Joan Wasser

Joan Wasser 2250 1500 wordadmin
I always knew. We were told before we understood what adoption meant. My brother and I have different skin tones from our parents so it’s fairly obvious but they were truth-tellers anyway. What a difference the truth makes.
Growing up in a family that had no blood ties but who were bound, instead, by love gave me a specific way of thinking about the world. Anyone I met was potentially related to me. If we go way back, we all stem from one human being but how many of us think about it with every interaction? I looked for likeness in everyone.

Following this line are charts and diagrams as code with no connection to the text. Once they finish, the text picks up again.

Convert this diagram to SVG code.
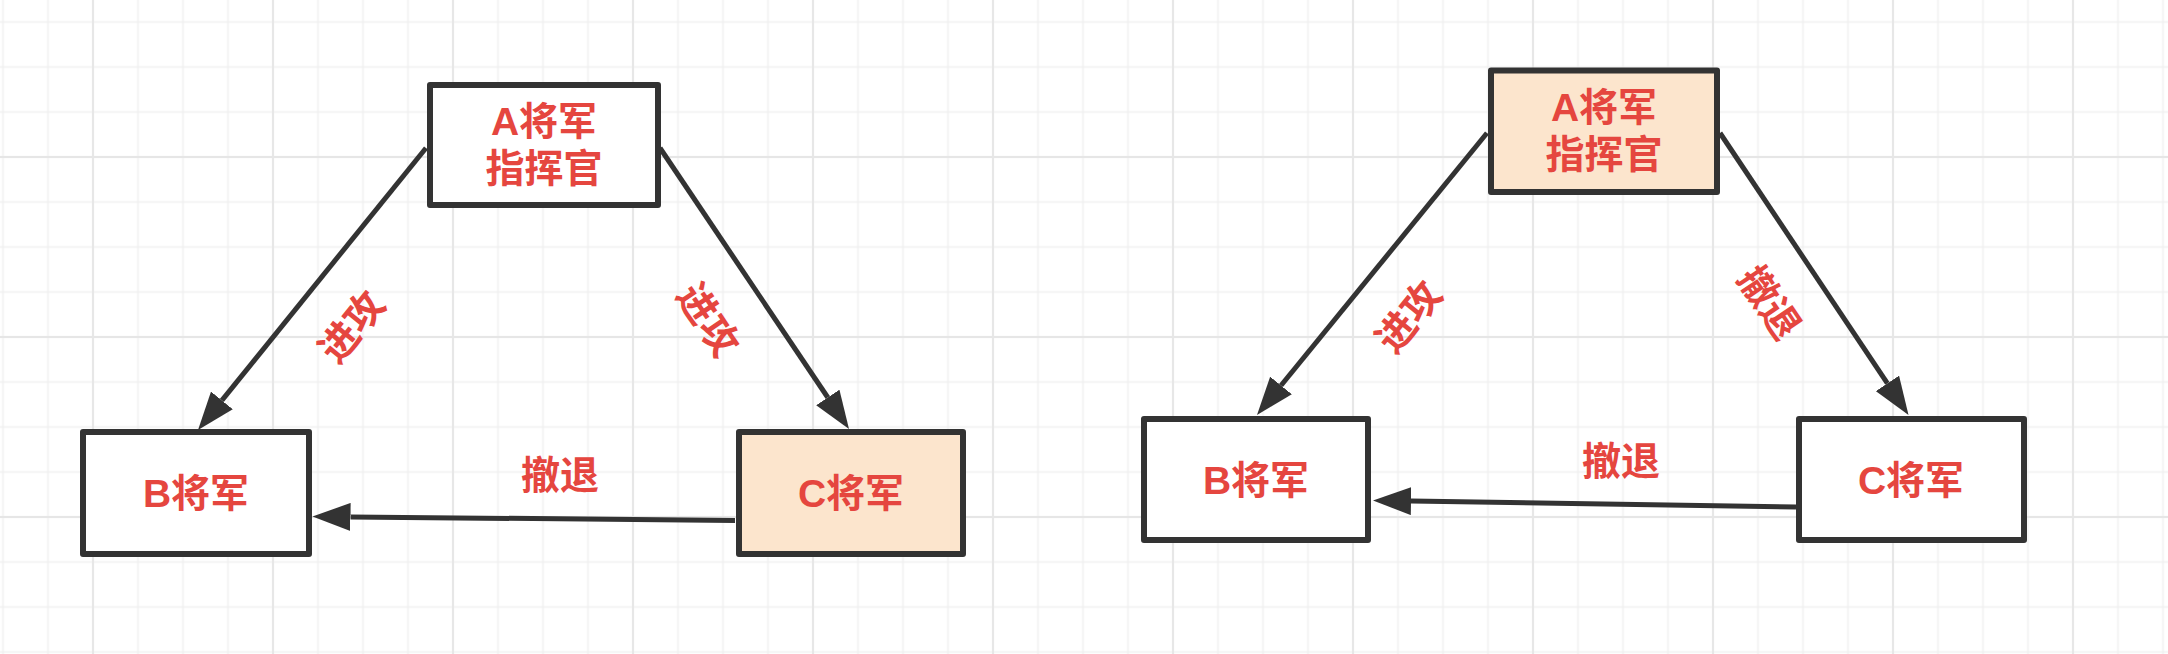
<svg xmlns="http://www.w3.org/2000/svg" width="2168" height="654" viewBox="0 0 2168 654">
  <style>
    .box { stroke: #333333; stroke-width: 6; stroke-linejoin: round; }
    .plain { fill: #ffffff; }
    .hl { fill: #fce5cd; }
    .txt { font-family: "Liberation Sans", "Noto Sans CJK SC", sans-serif; font-size: 39px; font-weight: bold; fill: #e5463f; text-anchor: middle; dominant-baseline: central; }
    .edge { stroke: #333333; stroke-width: 5; fill: none; marker-end: url(#arrow); }
  </style>
  <defs>
    <pattern id="minor" patternUnits="userSpaceOnUse" x="-19.5" y="-0.5" width="45" height="45">
      <path d="M22.5,0 V45 M0,22.5 H45" stroke="#f0f0f0" stroke-width="1.5" fill="none"/>
    </pattern>
    <pattern id="major" patternUnits="userSpaceOnUse" x="3" y="67" width="180" height="180">
      <path d="M90,0 V180 M0,90 H180" stroke="#e6e6e6" stroke-width="1.8" fill="none"/>
    </pattern>
    <marker id="arrow" markerUnits="userSpaceOnUse" markerWidth="38" markerHeight="28" viewBox="0 0 38 28" refX="0" refY="14" orient="auto">
      <path d="M0,0 L38,14 L0,28 z" fill="#333333"/>
    </marker>
  </defs>

  <g id="background">
    <rect x="0" y="0" width="2168" height="654" fill="#ffffff"/>
    <rect x="0" y="0" width="2168" height="654" fill="url(#minor)"/>
    <rect x="0" y="0" width="2168" height="654" fill="url(#major)"/>
  </g>

  <g id="connectors">
    <path id="edge-l-ab" class="edge" d="M426,148 L221.9,400.4"/>
    <path id="edge-l-ac" class="edge" d="M660,148 L827.8,397.5"/>
    <path id="edge-l-cb" class="edge" d="M735,520.5 L350.5,516.9"/>
    <path id="edge-r-ab" class="edge" d="M1487,133 L1281,385.5"/>
    <path id="edge-r-ac" class="edge" d="M1720,133 L1887.4,383.4"/>
    <path id="edge-r-cb" class="edge" d="M1796,507 L1411,501.1"/>
  </g>

  <g id="edge-labels">
    <text class="txt" transform="translate(352,327) rotate(-51)">进攻</text>
    <text class="txt" transform="translate(708,320) rotate(56)">进攻</text>
    <text class="txt" x="560" y="475">撤退</text>
    <text class="txt" transform="translate(1409,317) rotate(-51)">进攻</text>
    <text class="txt" transform="translate(1769,303) rotate(56)">撤退</text>
    <text class="txt" x="1621" y="461">撤退</text>
  </g>

  <g id="left-A">
    <rect class="box plain" x="430" y="85" width="228" height="120"/>
    <text class="txt" x="544" y="121">A将军</text>
    <text class="txt" x="544" y="168">指挥官</text>
  </g>
  <g id="left-B">
    <rect class="box plain" x="83" y="432" width="226" height="122"/>
    <text class="txt" x="196" y="493">B将军</text>
  </g>
  <g id="left-C">
    <rect class="box hl" x="739" y="432" width="224" height="122"/>
    <text class="txt" x="851" y="493">C将军</text>
  </g>

  <g id="right-A">
    <rect class="box hl" x="1491" y="70.5" width="226" height="121.5"/>
    <text class="txt" x="1604" y="107">A将军</text>
    <text class="txt" x="1604" y="154">指挥官</text>
  </g>
  <g id="right-B">
    <rect class="box plain" x="1144" y="419" width="224" height="121"/>
    <text class="txt" x="1256" y="480">B将军</text>
  </g>
  <g id="right-C">
    <rect class="box plain" x="1799" y="419" width="225" height="121"/>
    <text class="txt" x="1911" y="480">C将军</text>
  </g>
</svg>
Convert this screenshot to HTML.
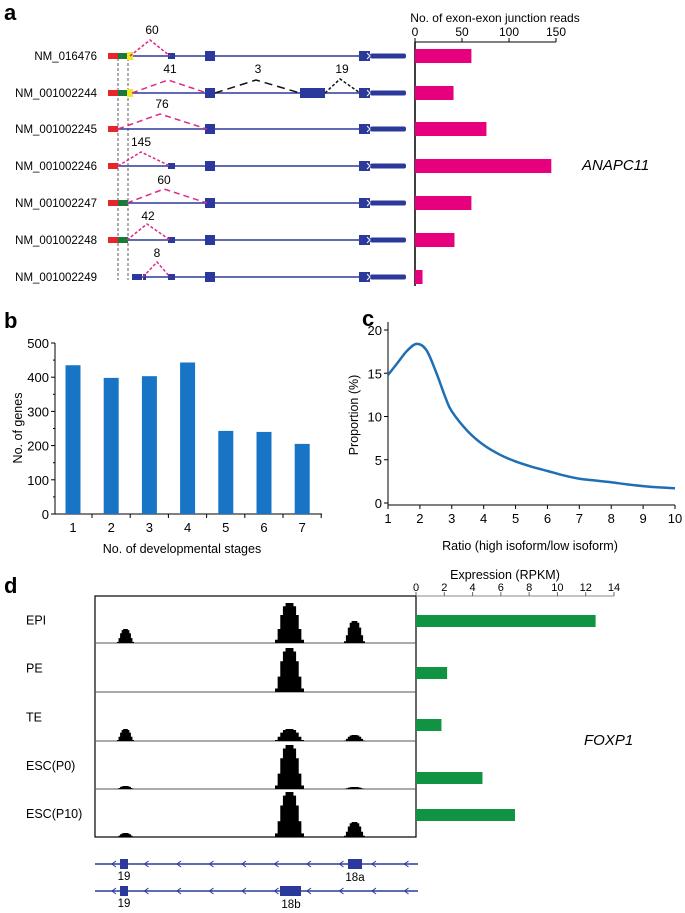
<!DOCTYPE html>
<html><head><meta charset="utf-8"><style>
body{margin:0;background:#fff;}
svg{display:block;font-family:"Liberation Sans",sans-serif;}
</style></head><body>
<svg id="fig" width="685" height="913" viewBox="0 0 685 913">
<g id="pa"></g>
<g id="pb"></g>
<g id="pc"></g>
<g id="pd"></g>
</svg>
<script>
// Panel a data
const isoforms = ["NM_016476","NM_001002244","NM_001002245","NM_001002246","NM_001002247","NM_001002248","NM_001002249"];
const junctionReads = [60,41,76,145,60,42,8];
const readTicks = [0,50,100,150];
// Panel b data
const stages = ["1","2","3","4","5","6","7"];
const geneCounts = [435,398,403,443,243,240,205];
const geneTicks = [0,100,200,300,400,500];
// Panel c data
const ratioX = [1,1.3,1.6,1.9,2.2,2.5,2.8,3,3.5,4,4.5,5,5.5,6,6.5,7,7.5,8,8.5,9,9.5,10];
const proportionY = [14.8,16.2,17.6,18.4,17.7,15.2,12.2,10.6,8.3,6.7,5.6,4.8,4.2,3.7,3.2,2.8,2.6,2.4,2.15,1.95,1.8,1.7];
const ratioTicks = [1,2,3,4,5,6,7,8,9,10];
const propTicks = [0,5,10,15,20];
// Panel d data
const samples = ["EPI","PE","TE","ESC(P0)","ESC(P10)"];
const rpkm = [12.7,2.2,1.8,4.7,7.0];
const rpkmTicks = [0,2,4,6,8,10,12,14];
const peak19 = [14,0,12,3,4];
const peak18b = [40,44,12,44,45];
const peak18a = [22,0,6,2,15];

const NS="http://www.w3.org/2000/svg";
function mk(parent,tag,attrs,text){const e=document.createElementNS(NS,tag);for(const k in attrs)e.setAttribute(k,attrs[k]);if(text!==undefined)e.textContent=text;parent.appendChild(e);return e;}
const fig=document.getElementById('fig');
let t;
[["a",4,20],["b",4,328],["c",362,326],["d",4,593]].forEach(p=>{t=mk(fig,'text',{x:p[1],y:p[2],'font-size':22,'font-weight':'bold'},p[0]);

});

// ---------- Panel A ----------
const pa=document.getElementById('pa');
const rowY=[56,93,129,166,203,240,277];
const xr=v=>415+v*(141/150);
const BLUE="#2b3a9a",PINK="#e0288a";
t=mk(pa,'text',{x:495,y:22,'font-size':12,'text-anchor':'middle'},"No. of exon-exon junction reads");


let ax=mk(pa,'line',{x1:415,y1:42,x2:xr(150),y2:42,stroke:'#000','stroke-width':1});


mk(pa,'line',{x1:415,y1:42,x2:415,y2:286,stroke:'#000','stroke-width':1.5});
readTicks.forEach(v=>{mk(pa,'line',{x1:xr(v),y1:38,x2:xr(v),y2:42,stroke:'#000'});
t=mk(pa,'text',{x:xr(v),y:36,'font-size':12,'text-anchor':'middle'},v);

});
mk(pa,'line',{x1:118,y1:58,x2:118,y2:280,stroke:'#333','stroke-dasharray':'3,2','stroke-width':0.8});
mk(pa,'line',{x1:128,y1:58,x2:128,y2:280,stroke:'#333','stroke-dasharray':'3,2','stroke-width':0.8});
const arcs=[[[130,150,170,40,PINK,'3,2']],[[132,168,207,80,PINK,'6,4'],[215,256,300,80,'#111','8,5'],[325,340,360,79,'#111','3,2']],[[118,160,207,114,PINK,'6,4']],[[118,141,170,152,PINK,'3,2']],[[127,164,207,189,PINK,'6,4']],[[127,147,170,224,PINK,'3,2']],[[143,157,170,262,PINK,'3,2']]];
const arcLabels=[[["60",152,34]],[["41",170,73],["3",258,73],["19",342,73]],[["76",162,108]],[["145",141,146]],[["60",164,184]],[["42",148,220]],[["8",157,257]]];
isoforms.forEach((n,i)=>{const y=rowY[i];
 const g=mk(pa,'g',{});
 
 
 t=mk(g,'text',{x:97,y:y+4,'font-size':11.5,'text-anchor':'end'},n);
 
 
 const start=(i===6)?132:108;
 mk(g,'line',{x1:start,y1:y,x2:405,y2:y,stroke:BLUE,'stroke-width':1.5});
 if(i<6){mk(g,'rect',{x:108,y:y-3,width:10,height:6,fill:'#e8262a'});}
 if(i===0||i===1||i===4||i===5){mk(g,'rect',{x:118,y:y-3,width:10,height:6,fill:'#1a7a3a'});}
 if(i<2){mk(g,'rect',{x:127,y:y-4,width:6,height:8,fill:'#f2e81e'});}
 if(i===6){mk(g,'rect',{x:132,y:y-3,width:10,height:6,fill:BLUE});mk(g,'rect',{x:143,y:y-3,width:3,height:6,fill:BLUE});}
 if(i!==1&&i!==2&&i!==4){mk(g,'rect',{x:168,y:y-3,width:7,height:6,fill:BLUE});}
 mk(g,'rect',{x:205,y:y-5,width:10,height:10,fill:BLUE});
 if(i===1){mk(g,'rect',{x:300,y:y-5,width:25,height:10,fill:BLUE});}
 mk(g,'rect',{x:359,y:y-5,width:11,height:10,fill:BLUE});
 mk(g,'rect',{x:370,y:y-2.5,width:36,height:5,fill:BLUE,rx:2});
 mk(g,'path',{d:`M367 ${y-3} l3 3 l-3 3`,stroke:'#fff','stroke-width':1,fill:'none'});
 arcs[i].forEach(a=>{mk(g,'polyline',{points:`${a[0]},${y} ${a[1]},${a[3]} ${a[2]},${y}`,fill:'none',stroke:a[4],'stroke-width':1.5,'stroke-dasharray':a[5]});});
 arcLabels[i].forEach(l=>{mk(g,'text',{x:l[1],y:l[2],'font-size':12,'text-anchor':'middle'},l[0]);});
 const b=mk(pa,'rect',{x:415,y:y-7,width:xr(junctionReads[i])-415,height:14,fill:'#e6007e'});
 
 
});
t=mk(pa,'text',{x:582,y:170,'font-size':15,'font-style':'italic'},"ANAPC11");



// ---------- Panel B ----------
const pb=document.getElementById('pb');
const by=v=>514-v*(171/500);
const bx=i=>73+i*38.2;
mk(pb,'line',{x1:55,y1:by(500),x2:55,y2:by(0),stroke:'#000'});
mk(pb,'line',{x1:55,y1:by(0),x2:322,y2:by(0),stroke:'#000'});
geneTicks.forEach(v=>{mk(pb,'line',{x1:51,y1:by(v),x2:55,y2:by(v),stroke:'#000'});
 if(v<500)mk(pb,'line',{x1:53,y1:by(v+50),x2:55,y2:by(v+50),stroke:'#000'});
 t=mk(pb,'text',{x:49,y:by(v)+5,'font-size':13,'text-anchor':'end'},v);
 
 });
stages.forEach((s,i)=>{const b=mk(pb,'rect',{x:bx(i)-7.5,y:by(geneCounts[i]),width:15,height:by(0)-by(geneCounts[i]),fill:'#1874c4'});
 
 
 mk(pb,'line',{x1:bx(i)+19,y1:by(0),x2:bx(i)+19,y2:by(0)+4,stroke:'#000'});
 t=mk(pb,'text',{x:bx(i),y:532,'font-size':13,'text-anchor':'middle'},s);
 
 });
t=mk(pb,'text',{x:182,y:553,'font-size':12.5,'text-anchor':'middle'},"No. of developmental stages");


t=mk(pb,'text',{x:22,y:428,'font-size':12.5,'text-anchor':'middle',transform:'rotate(-90 22 428)'},"No. of genes");



// ---------- Panel C ----------
const pc=document.getElementById('pc');
const cx=v=>388+(v-1)*(287/9);
const cy=v=>503-v*(173/20);
mk(pc,'line',{x1:388,y1:322,x2:388,y2:cy(0)+2,stroke:'#000'});
mk(pc,'line',{x1:388,y1:cy(0)+2,x2:675,y2:cy(0)+2,stroke:'#000'});
propTicks.forEach(v=>{mk(pc,'line',{x1:384,y1:cy(v),x2:388,y2:cy(v),stroke:'#000'});
 t=mk(pc,'text',{x:382,y:cy(v)+5,'font-size':13,'text-anchor':'end'},v);
 
 });
ratioTicks.forEach(v=>{mk(pc,'line',{x1:cx(v),y1:cy(0)+2,x2:cx(v),y2:cy(0)+6,stroke:'#000'});
 t=mk(pc,'text',{x:cx(v),y:523,'font-size':13,'text-anchor':'middle'},v);
 
 });
let pts=ratioX.map((x,i)=>[cx(x),cy(proportionY[i])]);
let d='M'+pts[0][0]+' '+pts[0][1];
for(let i=0;i<pts.length-1;i++){const p0=pts[i-1]||pts[i],p1=pts[i],p2=pts[i+1],p3=pts[i+2]||p2;
 d+=` C${p1[0]+(p2[0]-p0[0])/6} ${p1[1]+(p2[1]-p0[1])/6} ${p2[0]-(p3[0]-p1[0])/6} ${p2[1]-(p3[1]-p1[1])/6} ${p2[0]} ${p2[1]}`;}
let ln=mk(pc,'path',{d:d,fill:'none',stroke:'#1f6fb5','stroke-width':2.5});


t=mk(pc,'text',{x:530,y:550,'font-size':12.5,'text-anchor':'middle'},"Ratio (high isoform/low isoform)");


t=mk(pc,'text',{x:358,y:415,'font-size':12.5,'text-anchor':'middle',transform:'rotate(-90 358 415)'},"Proportion (%)");



// ---------- Panel D ----------
const pd=document.getElementById('pd');
const ex=v=>416+v*(198/14);
const rowTop=[596,643,692,741,789], rowBot=[643,692,741,789,837];
mk(pd,'rect',{x:95,y:596,width:321,height:241,fill:'none',stroke:'#000','stroke-width':1.2});
t=mk(pd,'text',{x:505,y:579,'font-size':12.5,'text-anchor':'middle'},"Expression (RPKM)");


mk(pd,'line',{x1:416,y1:596,x2:ex(14),y2:596,stroke:'#888'});
rpkmTicks.forEach(v=>{mk(pd,'line',{x1:ex(v),y1:592,x2:ex(v),y2:596,stroke:'#666'});
 t=mk(pd,'text',{x:ex(v),y:591,'font-size':11,'text-anchor':'middle'},v);
 
 });
function peak(g,x0,x1,base,h){if(h<=0)return;const w=x1-x0,steps=5;let p=`M${x0} ${base}`;
 const lv=[0.08,0.35,0.7,0.92,1];
 for(let k=0;k<steps;k++){const xx=x0+w*k/(2*steps+1);p+=` L${xx} ${base-h*lv[k]} L${x0+w*(k+1)/(2*steps+1)} ${base-h*lv[k]}`;}
 const xc=x0+w*(steps+1)/(2*steps+1);p+=` L${xc} ${base-h}`;
 for(let k=steps-1;k>=0;k--){const xx=x1-w*(k+1)/(2*steps+1);p+=` L${xx} ${base-h*lv[k]} L${x1-w*k/(2*steps+1)} ${base-h*lv[k]}`;}
 p+=` L${x1} ${base} Z`;
 const e=mk(g,'path',{d:p,fill:'#000'});
 
 }
samples.forEach((s,i)=>{
 const base=rowBot[i];
 const g=mk(pd,'g',{});
 
 
 if(i<4)mk(g,'line',{x1:95,y1:base,x2:416,y2:base,stroke:'#555','stroke-width':1});
 peak(g,117,134,base,peak19[i]);
 peak(g,275,304,base,peak18b[i]);
 peak(g,344,365,base,peak18a[i]);
 t=mk(pd,'text',{x:26,y:(rowTop[i]+rowBot[i])/2+5,'font-size':12.5},s);
 
 
 const cyy=[621,673,725,778,815][i];
 const b=mk(pd,'rect',{x:416,y:cyy-6,width:ex(rpkm[i])-416,height:12,fill:'#109444'});
 
 
});
t=mk(pd,'text',{x:584,y:745,'font-size':15,'font-style':'italic'},"FOXP1");


[[864,[[120,8],[348,14]],[["19",124,880],["18a",355,881]]],[891,[[120,8],[280,21]],[["19",124,907],["18b",291,908]]]].forEach((m,j)=>{
 const g=mk(pd,'g',{});
 
 
 const y=m[0];
 mk(g,'line',{x1:95,y1:y,x2:418,y2:y,stroke:BLUE,'stroke-width':1.5});
 for(let x=112;x<410;x+=32.5){mk(g,'path',{d:`M${x+4} ${y-3} L${x} ${y} L${x+4} ${y+3}`,stroke:BLUE,fill:'none','stroke-width':1});}
 m[1].forEach(e=>mk(g,'rect',{x:e[0],y:y-5,width:e[1],height:10,fill:BLUE}));
 m[2].forEach(l=>mk(g,'text',{x:l[1],y:l[2],'font-size':11.5,'text-anchor':'middle'},l[0]));
});
</script>
</body></html>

When I met my biological mother, me 20, her 37, it felt unimaginably easy. We connected through the Maine Adoption Reunion Registry. She was in love and had just gotten married. They would end up adopting a child themselves. I would be fortunate enough to be a stem-cell donor for a transplant that would give her almost three more years of life.
She led me to finding my biological father five years later. To make contact for the first time, I would take three buses and arrive in a part of Maine seen by very few. I’d meet my two half sisters, 9 and 11 years my junior who’d just learned about me and who were (thankfully) excited to have another sister from NYC.
I’d learn I have my father’s nose and knees and my mother’s hands, handwriting and gestures. I’d learn that to have four parents felt exceedingly lucky. The two who raised me felt like my parents and two who made me felt more like siblings or, dare I say, angels. I’d also learn that losing four parents is doubly painful.
When I meet other adoptees, I feel a sense of ease. It’s like a secret society. Because there is no special handshake the connection is typically revealed in some roundabout way. No two perspectives are the same, but I notice similarities. Fierce independence is a character trait my brother and I share across very dissimilar personalities. Did the experience of being given up at birth prepare us to feel untethered and wildly self-protective from the first breath? Or are these our inherent personalities? These are gloriously unanswerable questions.